Pocahontas , geboren um 1595 in Virginia, gestorben 1617 in London an einer Grippeinfektion, war die Tochter des Indianerhäuptlings Powhatan-Sachem und galt als Mittlerin zwischen den Stämmen der Algonkin-Konföderation und den englischen Kolonisten. Der Siedler John Smith behauptete, die zwölfjährige Pocahontas habe sich in ihn verliebt, habe ihm das Leben gerettet, als ihr Vater ihn töten wollte. Später wurde sie mit dem Engländer John Rolfe verheiratet.

Jakob von Uexküll, geboren 1864 in Estland, gestorben 1944 auf Capri, war als Zoologe um die Aufgabe einer anthropozentrischen Perspektive bei der Erforschung der Umwelten von Tieren bemüht.

 

Literatur

•  Giorgio Agamben. Das Offene. Der Mensch und das Tier, Frankfurt 2003.

•  Gilles Deleuze/Félix Guattari: Anti-Ödipus. Kaptalismus und Schizophrenie I, Frankfurt 1977.

•  Gilles Deleuze/Félix Guattari: Tausend Plateaus: Kapitalismus und Schizophrenie. Berlin 1997.

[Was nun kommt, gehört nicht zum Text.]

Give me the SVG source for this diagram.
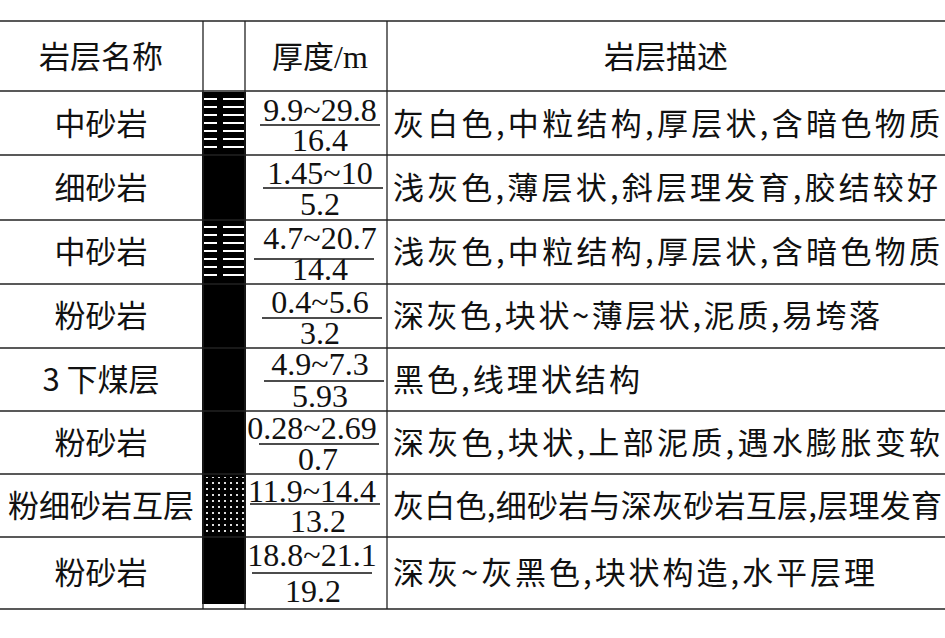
<svg xmlns="http://www.w3.org/2000/svg" width="945" height="638" viewBox="0 0 945 638">
<style>
.g{stroke:#222;stroke-width:1.3;fill:none}
.c{font-family:"Noto Sans CJK SC",sans-serif;font-size:31px;fill:#111;text-anchor:middle}
.d{font-family:"Noto Sans CJK SC",sans-serif;font-size:31px;fill:#111}
.n{font-family:"Liberation Serif",serif;font-size:32px;fill:#111;text-anchor:middle}
.f{stroke:#111;stroke-width:1.3}
</style>
<defs>
<pattern id="st" width="44" height="8" patternUnits="userSpaceOnUse"><rect width="44" height="8" fill="#000"/><rect x="3" y="2" width="38" height="2" fill="#fff"/></pattern>
<pattern id="dt" width="6" height="6" patternUnits="userSpaceOnUse"><rect width="6" height="6" fill="#000"/><rect x="2" y="2" width="2" height="2" fill="#ddd"/></pattern>
</defs>
<rect width="945" height="638" fill="#fff"/>
<g id="column">
<rect x="202" y="92" width="44" height="512" fill="#000"/>
<rect x="204" y="95" width="40" height="57" fill="url(#st)"/>
<rect x="204" y="223" width="40" height="58" fill="url(#st)"/>
<rect x="204" y="477" width="40" height="58" fill="url(#dt)"/>
</g>
<g id="grid">
<line class="g" x1="0" y1="21" x2="945" y2="21"/>
<line class="g" x1="0" y1="91" x2="945" y2="91"/>
<line class="g" x1="0" y1="155" x2="945" y2="155"/>
<line class="g" x1="0" y1="220" x2="945" y2="220"/>
<line class="g" x1="0" y1="284" x2="945" y2="284"/>
<line class="g" x1="0" y1="348" x2="945" y2="348"/>
<line class="g" x1="0" y1="411" x2="945" y2="411"/>
<line class="g" x1="0" y1="474" x2="945" y2="474"/>
<line class="g" x1="0" y1="537" x2="945" y2="537"/>
<line class="g" x1="0" y1="609" x2="945" y2="609"/>
<line class="g" x1="203" y1="21" x2="203" y2="609"/>
<line class="g" x1="245" y1="21" x2="245" y2="609"/>
<line class="g" x1="387" y1="21" x2="387" y2="609"/>
</g>
<g id="header">
<text class="c" x="101" y="68">岩层名称</text>
<text class="n" x="320" y="68"><tspan font-family="Noto Sans CJK SC" font-size="31">厚度</tspan>/m</text>
<text class="c" x="666" y="68">岩层描述</text>
</g>
<g id="names">
<text class="c" x="101" y="135">中砂岩</text>
<text class="c" x="101" y="199">细砂岩</text>
<text class="c" x="101" y="263">中砂岩</text>
<text class="c" x="101" y="327">粉砂岩</text>
<text class="c" x="101" y="391">3 下煤层</text>
<text class="c" x="101" y="454">粉砂岩</text>
<text class="c" x="101" y="517">粉细砂岩互层</text>
<text class="c" x="101" y="584">粉砂岩</text>
</g>
<g id="thick">
<text class="n" x="320" y="121">9.9~29.8</text><line class="f" x1="260" y1="125" x2="380" y2="125"/><text class="n" x="320" y="151">16.4</text>
<text class="n" x="320" y="184">1.45~10</text><line class="f" x1="263" y1="188" x2="383" y2="188"/><text class="n" x="320" y="215">5.2</text>
<text class="n" x="320" y="249">4.7~20.7</text><line class="f" x1="254" y1="259" x2="374" y2="259"/><text class="n" x="320" y="280">14.4</text>
<text class="n" x="320" y="313">0.4~5.6</text><line class="f" x1="262" y1="318" x2="382" y2="318"/><text class="n" x="320" y="344">3.2</text>
<text class="n" x="320" y="375">4.9~7.3</text><line class="f" x1="264" y1="381" x2="384" y2="381"/><text class="n" x="320" y="407">5.93</text>
<text class="n" x="312" y="439">0.28~2.69</text><line class="f" x1="259" y1="444" x2="379" y2="444"/><text class="n" x="318" y="470">0.7</text>
<text class="n" x="312" y="502">11.9~14.4</text><line class="f" x1="250" y1="504" x2="380" y2="504"/><text class="n" x="318" y="532">13.2</text>
<text class="n" x="312" y="566">18.8~21.1</text><line class="f" x1="252" y1="573" x2="372" y2="573"/><text class="n" x="313" y="602">19.2</text>
</g>
<g id="desc">
<text class="d" x="393" y="135" textLength="547" lengthAdjust="spacing">灰白色,中粒结构,厚层状,含暗色物质</text>
<text class="d" x="393" y="199" textLength="545" lengthAdjust="spacing">浅灰色,薄层状,斜层理发育,胶结较好</text>
<text class="d" x="393" y="263" textLength="547" lengthAdjust="spacing">浅灰色,中粒结构,厚层状,含暗色物质</text>
<text class="d" x="393" y="327" textLength="487" lengthAdjust="spacing">深灰色,块状~薄层状,泥质,易垮落</text>
<text class="d" x="393" y="391" textLength="247" lengthAdjust="spacing">黑色,线理状结构</text>
<text class="d" x="393" y="454" textLength="547" lengthAdjust="spacing">深灰色,块状,上部泥质,遇水膨胀变软</text>
<text class="d" x="393" y="517" textLength="549" lengthAdjust="spacing">灰白色,细砂岩与深灰砂岩互层,层理发育</text>
<text class="d" x="393" y="584" textLength="482" lengthAdjust="spacing">深灰~灰黑色,块状构造,水平层理</text>
</g>
</svg>
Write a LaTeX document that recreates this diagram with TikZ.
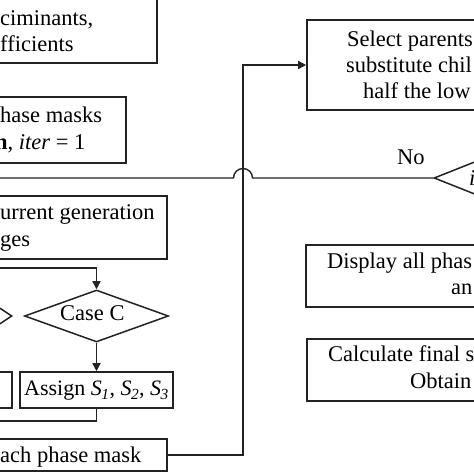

•  Jakob von Uexküll: Streifzüge durch die Umwelten von Tieren und Menschen/ Bedeutungslehre, Hamburg 1956.

•  Winkler, Tanja: Die Stubenfliege - das verkannte Genie (WDR, 25. 5. 1999), www.quarks.de/insekten/02.htm.

 

1. Gleichgewichtsorgan der Stubenfliege, auch Schwingkölbchen genannt.

2. Im Folgenden stehen kursiv gesetzte Zitate ohne Fußnote für die Stimme Johnny Cashs.